Retrato del
nadaísta cachorro
Por: Jotamario
Arbeláez
Los
“canastos” de Granada
Aunque parece que
fue ayer, cumplimentados 50 añares, los pelaos caleños teníamos una
opción para salir del achante que nos procuraba la irrefrenable
arrechera.
Ir a ‘canastear’ al barrio Granada, que por ser de gente ricacha
tenía en la perchuda casarteli una doméstica núbil y parlantinosa
sonsacada de algún villorrio, por ejemplo de Coconuco.
Solían ellas, con la anuencia de sus doñas que a la caída de la
tarde se tomaban sus copetines,
callejear por el barrio de zonas verdes a la espera del entuque de
jóvenes reclutas del vecino Batallón Pichincha,
igualmente rijosos y palabrosos.
Llevaba uno las de ganar aunque cayera de segundo, por cuanto era
más pinta y de mejor percha, y por lo general con biyuyo que le
habría bajado al papá.
Los guabalosos reclutas lo que buscaban eran tumbarles el sueldo en
los intensos abejorreos.
Uno esperaba el beso de retiro del uniformado de dril armada a su
reciente levante emperifollada de coleta margarita,
y le caía con el swing de invitarla a cine al
|
|
Bolívar
-sabiendo que no tendría disponibilidad de tiempo, tal vez el sábado-,
o a mecatear mogollas en la panadería Granada de
a la vuelta del río.
A la ida o a la venida, contra de los palos de camia, se podía apercollarlas,
y haciendo caso omiso del paso de los carros escasos, levantarles las faldas de
rapidez y papeárselas de lo lindo.
A eso iba siempre con Víctor
Mario, quien por ser el mejor armado, a pesar de lo paturro, comandaba la
gallada de los encanastadores.
Todo iba muy bien porque nos
repartíamos el territorio –cada uno dos manzanas a la
redonda–,
pero sucedió la calamidad de
que el par de alzafuelles amangualados nos enamoriscamos a la vez de Regina,
una pastusa de lo más legal que a ninguno de los dos nos dio jamás ni la hora,
pero en cambio si nos envolvió en una rivalidad imparable que culminaba casi
todos los días a guamazo limpio al salir de clases.
Nos limpiábamos el sangreo de nuestros labios totiaos e íbamos a buscarla cada
cual por su bocacalle.
La encontrábamos en una banca de la avenida del río, con su bravero cabo
segundo, quien la mantenía engatillada y echándole caramelo.
Luego de echarle ojito por lo menos la hora de su asueto en su refocile -cada
uno a no más de diez yardas en dirección opuesta mientras ellos ni se
inmutaban-,
nos echábamos los brazos como heridos de guerra y nos retirábamos del campo a
desahogar nuestra murria,
en medio de maldiciones a las guarichas retrecheras y a los aguacates con
parque.
|
|
Él
se sumió en la aviación comercial y yo en la desconsiderada literatura.
Lo volví a encontrar hace un par de días -pensionados del aire y de la palabra y
convertidos ambos en unos cachachos filipichines y carantoñosos,
y cuando enfrentamos el tenor
de la gachi,
desembuchó que aun la traía
clavada.
Que se había casado y separado tres veces porque nunca se había avenido a llamar
a ninguna de sus consortes con un nombre diferente de Regina.
Yo en cambio la he olvidado
por completo, con su balaca azul y su diente de oro, le mentí.
No podía soportar que pasado medio siglo se siguiera interponiendo con su
quimera entre quien me robó la capacidad de amor y la imagen que de ella guardo.
Fuimos a tomar un pernod en un cabaret francés.
Debes olvidarla porque ella es mía, le mentí más.

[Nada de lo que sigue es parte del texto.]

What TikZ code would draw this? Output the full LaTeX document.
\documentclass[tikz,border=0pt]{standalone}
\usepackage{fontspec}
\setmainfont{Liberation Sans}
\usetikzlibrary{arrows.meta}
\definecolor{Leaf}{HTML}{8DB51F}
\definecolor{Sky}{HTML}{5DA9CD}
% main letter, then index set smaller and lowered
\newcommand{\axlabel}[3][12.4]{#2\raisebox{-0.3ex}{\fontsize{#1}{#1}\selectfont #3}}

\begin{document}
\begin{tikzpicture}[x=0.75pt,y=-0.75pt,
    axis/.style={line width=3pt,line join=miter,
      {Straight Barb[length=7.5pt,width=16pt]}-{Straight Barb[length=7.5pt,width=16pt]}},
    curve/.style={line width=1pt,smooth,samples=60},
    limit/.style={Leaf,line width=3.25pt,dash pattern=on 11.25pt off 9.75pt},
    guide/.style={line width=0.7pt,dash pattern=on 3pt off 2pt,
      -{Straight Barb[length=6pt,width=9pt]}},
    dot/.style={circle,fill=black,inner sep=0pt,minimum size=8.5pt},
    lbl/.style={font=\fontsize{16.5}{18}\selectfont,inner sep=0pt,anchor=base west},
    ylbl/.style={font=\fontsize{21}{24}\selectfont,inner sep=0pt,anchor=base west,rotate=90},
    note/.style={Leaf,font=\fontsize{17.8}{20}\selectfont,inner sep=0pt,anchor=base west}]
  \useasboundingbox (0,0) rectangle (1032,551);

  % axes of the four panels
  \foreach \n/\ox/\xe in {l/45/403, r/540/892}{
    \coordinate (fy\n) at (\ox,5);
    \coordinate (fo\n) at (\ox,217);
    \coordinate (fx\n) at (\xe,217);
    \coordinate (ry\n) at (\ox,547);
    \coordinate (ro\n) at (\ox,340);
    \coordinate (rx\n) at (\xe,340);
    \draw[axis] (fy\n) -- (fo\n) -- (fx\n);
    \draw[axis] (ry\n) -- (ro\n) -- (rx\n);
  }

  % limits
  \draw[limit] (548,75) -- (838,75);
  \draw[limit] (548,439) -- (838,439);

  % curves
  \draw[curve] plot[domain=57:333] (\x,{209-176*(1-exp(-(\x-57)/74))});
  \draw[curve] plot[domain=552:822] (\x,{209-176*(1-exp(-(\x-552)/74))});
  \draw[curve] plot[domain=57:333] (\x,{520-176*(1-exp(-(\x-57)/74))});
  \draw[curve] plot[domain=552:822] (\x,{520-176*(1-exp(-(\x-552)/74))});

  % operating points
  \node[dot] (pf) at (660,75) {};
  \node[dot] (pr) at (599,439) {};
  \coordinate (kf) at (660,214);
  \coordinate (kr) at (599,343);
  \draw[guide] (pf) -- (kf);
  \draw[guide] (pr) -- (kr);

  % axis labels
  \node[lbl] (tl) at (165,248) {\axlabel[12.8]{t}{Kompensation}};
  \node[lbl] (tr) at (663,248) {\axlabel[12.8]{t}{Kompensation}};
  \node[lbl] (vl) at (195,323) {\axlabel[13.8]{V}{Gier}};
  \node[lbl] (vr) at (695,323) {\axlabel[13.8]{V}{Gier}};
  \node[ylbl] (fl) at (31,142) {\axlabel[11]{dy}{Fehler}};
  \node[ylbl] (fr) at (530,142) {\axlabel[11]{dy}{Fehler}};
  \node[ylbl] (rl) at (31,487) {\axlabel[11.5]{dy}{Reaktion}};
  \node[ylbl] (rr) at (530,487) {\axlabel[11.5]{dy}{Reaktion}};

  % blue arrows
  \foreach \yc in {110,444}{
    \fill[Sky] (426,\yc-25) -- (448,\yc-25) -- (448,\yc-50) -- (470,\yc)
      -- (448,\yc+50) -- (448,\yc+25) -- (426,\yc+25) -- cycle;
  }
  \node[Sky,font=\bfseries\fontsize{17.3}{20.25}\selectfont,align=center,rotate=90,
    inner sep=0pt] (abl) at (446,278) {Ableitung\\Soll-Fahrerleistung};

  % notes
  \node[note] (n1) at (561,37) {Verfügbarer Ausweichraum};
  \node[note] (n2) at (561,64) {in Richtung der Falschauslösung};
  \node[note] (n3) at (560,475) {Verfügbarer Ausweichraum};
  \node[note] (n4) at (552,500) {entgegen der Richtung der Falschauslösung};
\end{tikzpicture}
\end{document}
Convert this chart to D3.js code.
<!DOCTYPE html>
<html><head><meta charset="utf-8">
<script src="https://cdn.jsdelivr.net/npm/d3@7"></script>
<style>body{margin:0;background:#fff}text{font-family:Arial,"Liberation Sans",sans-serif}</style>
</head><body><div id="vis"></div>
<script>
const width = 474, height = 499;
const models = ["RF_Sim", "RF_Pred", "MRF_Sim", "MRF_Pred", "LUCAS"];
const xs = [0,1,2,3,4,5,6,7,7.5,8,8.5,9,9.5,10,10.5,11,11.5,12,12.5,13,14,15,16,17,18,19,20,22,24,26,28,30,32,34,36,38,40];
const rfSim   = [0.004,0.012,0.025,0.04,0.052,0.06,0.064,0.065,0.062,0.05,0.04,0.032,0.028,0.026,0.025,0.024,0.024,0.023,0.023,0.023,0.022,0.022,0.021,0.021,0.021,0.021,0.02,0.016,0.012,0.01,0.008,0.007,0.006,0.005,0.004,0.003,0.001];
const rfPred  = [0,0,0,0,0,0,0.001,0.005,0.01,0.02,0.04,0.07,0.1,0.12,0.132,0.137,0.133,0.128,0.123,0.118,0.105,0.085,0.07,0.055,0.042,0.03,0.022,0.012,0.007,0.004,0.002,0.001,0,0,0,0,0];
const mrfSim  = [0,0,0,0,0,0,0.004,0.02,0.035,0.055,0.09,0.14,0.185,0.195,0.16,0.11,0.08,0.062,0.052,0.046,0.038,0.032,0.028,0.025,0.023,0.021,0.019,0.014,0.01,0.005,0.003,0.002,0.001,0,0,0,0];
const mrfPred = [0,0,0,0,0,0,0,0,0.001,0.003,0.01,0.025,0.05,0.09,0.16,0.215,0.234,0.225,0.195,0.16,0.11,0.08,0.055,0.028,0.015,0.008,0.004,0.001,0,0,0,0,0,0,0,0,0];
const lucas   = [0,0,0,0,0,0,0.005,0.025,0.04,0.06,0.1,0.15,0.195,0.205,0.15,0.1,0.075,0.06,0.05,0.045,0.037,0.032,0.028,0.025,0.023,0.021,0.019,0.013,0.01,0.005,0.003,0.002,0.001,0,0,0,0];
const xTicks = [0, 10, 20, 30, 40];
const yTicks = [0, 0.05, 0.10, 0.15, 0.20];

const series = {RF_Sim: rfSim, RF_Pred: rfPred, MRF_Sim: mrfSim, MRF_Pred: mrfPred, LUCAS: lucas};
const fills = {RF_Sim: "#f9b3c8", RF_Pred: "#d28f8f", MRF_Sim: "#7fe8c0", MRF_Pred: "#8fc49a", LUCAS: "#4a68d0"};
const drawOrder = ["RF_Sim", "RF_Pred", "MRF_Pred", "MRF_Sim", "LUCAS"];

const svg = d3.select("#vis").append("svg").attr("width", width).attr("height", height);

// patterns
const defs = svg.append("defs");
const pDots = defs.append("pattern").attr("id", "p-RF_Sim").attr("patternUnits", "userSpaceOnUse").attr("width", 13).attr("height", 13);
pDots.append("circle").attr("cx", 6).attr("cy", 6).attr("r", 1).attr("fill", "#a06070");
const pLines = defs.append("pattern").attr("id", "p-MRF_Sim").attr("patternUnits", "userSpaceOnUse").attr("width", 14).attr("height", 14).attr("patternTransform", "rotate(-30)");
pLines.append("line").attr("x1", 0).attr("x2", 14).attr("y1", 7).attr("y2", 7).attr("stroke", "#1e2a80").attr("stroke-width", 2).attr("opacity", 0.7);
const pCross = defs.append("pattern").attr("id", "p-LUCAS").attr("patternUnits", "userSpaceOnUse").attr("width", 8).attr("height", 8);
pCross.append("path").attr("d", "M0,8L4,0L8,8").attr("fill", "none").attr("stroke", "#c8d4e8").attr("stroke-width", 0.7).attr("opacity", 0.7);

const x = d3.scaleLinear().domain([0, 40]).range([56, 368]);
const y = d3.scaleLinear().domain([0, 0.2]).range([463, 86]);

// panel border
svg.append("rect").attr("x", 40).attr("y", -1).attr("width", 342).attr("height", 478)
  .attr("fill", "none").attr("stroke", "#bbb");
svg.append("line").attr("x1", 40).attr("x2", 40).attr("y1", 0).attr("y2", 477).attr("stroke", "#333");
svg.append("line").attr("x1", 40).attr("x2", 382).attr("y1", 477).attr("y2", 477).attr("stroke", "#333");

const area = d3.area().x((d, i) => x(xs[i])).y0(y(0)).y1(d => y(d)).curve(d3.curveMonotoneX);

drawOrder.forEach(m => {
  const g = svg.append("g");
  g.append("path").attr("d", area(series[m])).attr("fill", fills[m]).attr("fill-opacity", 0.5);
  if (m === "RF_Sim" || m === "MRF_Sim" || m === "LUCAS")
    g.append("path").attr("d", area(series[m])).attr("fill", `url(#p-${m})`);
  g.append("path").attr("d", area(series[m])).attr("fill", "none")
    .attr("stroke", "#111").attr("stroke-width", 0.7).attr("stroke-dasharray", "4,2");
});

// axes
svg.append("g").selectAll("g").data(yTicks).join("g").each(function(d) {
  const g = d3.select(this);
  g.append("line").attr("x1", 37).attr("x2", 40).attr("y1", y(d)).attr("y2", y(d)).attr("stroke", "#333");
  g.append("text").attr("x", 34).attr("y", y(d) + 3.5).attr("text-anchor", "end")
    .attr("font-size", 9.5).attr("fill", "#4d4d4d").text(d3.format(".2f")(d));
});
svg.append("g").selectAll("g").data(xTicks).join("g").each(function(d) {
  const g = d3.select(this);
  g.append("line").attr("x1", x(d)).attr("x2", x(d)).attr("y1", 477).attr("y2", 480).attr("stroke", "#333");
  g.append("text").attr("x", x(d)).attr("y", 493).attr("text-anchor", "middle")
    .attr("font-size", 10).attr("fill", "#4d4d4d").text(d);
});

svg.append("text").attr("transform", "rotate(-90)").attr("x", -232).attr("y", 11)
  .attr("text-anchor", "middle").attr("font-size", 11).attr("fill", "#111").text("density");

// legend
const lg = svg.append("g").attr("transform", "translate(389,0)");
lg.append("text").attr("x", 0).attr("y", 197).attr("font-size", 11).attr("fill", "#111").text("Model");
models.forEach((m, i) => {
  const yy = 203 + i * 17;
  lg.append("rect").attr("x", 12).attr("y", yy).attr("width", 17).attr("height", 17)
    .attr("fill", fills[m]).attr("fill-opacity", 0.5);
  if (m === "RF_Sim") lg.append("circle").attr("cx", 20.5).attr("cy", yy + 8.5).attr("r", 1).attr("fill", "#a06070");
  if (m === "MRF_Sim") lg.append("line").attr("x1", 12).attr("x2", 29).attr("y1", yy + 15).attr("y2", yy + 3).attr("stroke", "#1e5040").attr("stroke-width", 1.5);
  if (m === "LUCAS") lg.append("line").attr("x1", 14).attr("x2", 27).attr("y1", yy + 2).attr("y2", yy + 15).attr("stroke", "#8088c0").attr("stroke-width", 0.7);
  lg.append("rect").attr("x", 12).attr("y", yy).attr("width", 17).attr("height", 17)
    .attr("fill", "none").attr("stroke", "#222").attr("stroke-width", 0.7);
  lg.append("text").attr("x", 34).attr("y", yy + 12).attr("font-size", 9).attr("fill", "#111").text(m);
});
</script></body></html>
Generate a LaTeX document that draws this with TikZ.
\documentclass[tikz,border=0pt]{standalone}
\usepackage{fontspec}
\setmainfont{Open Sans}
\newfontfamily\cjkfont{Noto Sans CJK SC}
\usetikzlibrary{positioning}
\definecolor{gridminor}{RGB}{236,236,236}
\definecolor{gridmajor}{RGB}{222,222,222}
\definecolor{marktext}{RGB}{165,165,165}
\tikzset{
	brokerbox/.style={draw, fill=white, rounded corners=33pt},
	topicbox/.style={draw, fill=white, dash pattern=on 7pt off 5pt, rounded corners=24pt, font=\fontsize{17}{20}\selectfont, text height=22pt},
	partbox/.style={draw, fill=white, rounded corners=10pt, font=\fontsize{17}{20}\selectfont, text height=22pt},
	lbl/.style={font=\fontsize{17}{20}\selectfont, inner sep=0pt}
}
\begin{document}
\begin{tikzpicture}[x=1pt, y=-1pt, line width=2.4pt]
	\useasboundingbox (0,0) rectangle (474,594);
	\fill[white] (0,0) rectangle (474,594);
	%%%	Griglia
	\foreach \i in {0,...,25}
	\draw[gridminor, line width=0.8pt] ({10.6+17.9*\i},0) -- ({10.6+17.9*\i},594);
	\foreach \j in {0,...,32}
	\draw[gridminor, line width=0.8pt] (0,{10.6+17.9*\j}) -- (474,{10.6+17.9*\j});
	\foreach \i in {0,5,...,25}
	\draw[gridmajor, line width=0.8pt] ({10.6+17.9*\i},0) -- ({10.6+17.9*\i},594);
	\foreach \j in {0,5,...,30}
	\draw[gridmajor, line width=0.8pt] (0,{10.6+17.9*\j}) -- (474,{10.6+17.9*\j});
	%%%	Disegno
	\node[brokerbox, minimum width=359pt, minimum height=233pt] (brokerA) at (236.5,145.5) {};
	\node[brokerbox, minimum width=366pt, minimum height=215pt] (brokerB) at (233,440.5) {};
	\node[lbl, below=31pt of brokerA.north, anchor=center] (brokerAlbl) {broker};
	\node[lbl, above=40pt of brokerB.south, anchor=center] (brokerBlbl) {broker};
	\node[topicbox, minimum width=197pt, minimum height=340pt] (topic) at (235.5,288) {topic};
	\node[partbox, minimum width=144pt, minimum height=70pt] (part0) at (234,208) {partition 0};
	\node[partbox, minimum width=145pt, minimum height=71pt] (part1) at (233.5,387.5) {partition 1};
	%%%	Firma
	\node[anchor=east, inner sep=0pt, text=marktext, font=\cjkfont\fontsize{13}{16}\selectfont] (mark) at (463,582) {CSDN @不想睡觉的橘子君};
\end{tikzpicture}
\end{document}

Hace cuarenta años volví a
encontrarla y desde entonces estamos viviendo un flirt.
Sacó la mano y me dejó un ojo negro, pagó la cuenta y se fue mascullando:
Nunca pensé que terminarías siendo un faltón.
Acudiendo a términos y acepciones recientemente aceptadas por la academia
española y otros por la caleña, pergeño esta historia sólo para que, si aún vive
Regina -con quien sea, menos con el cabo segundo-,
sepa que un par de bacanes en
manguala por lo imposible,
a través de la vida la siguen
amando y se siguen contramatando por ella.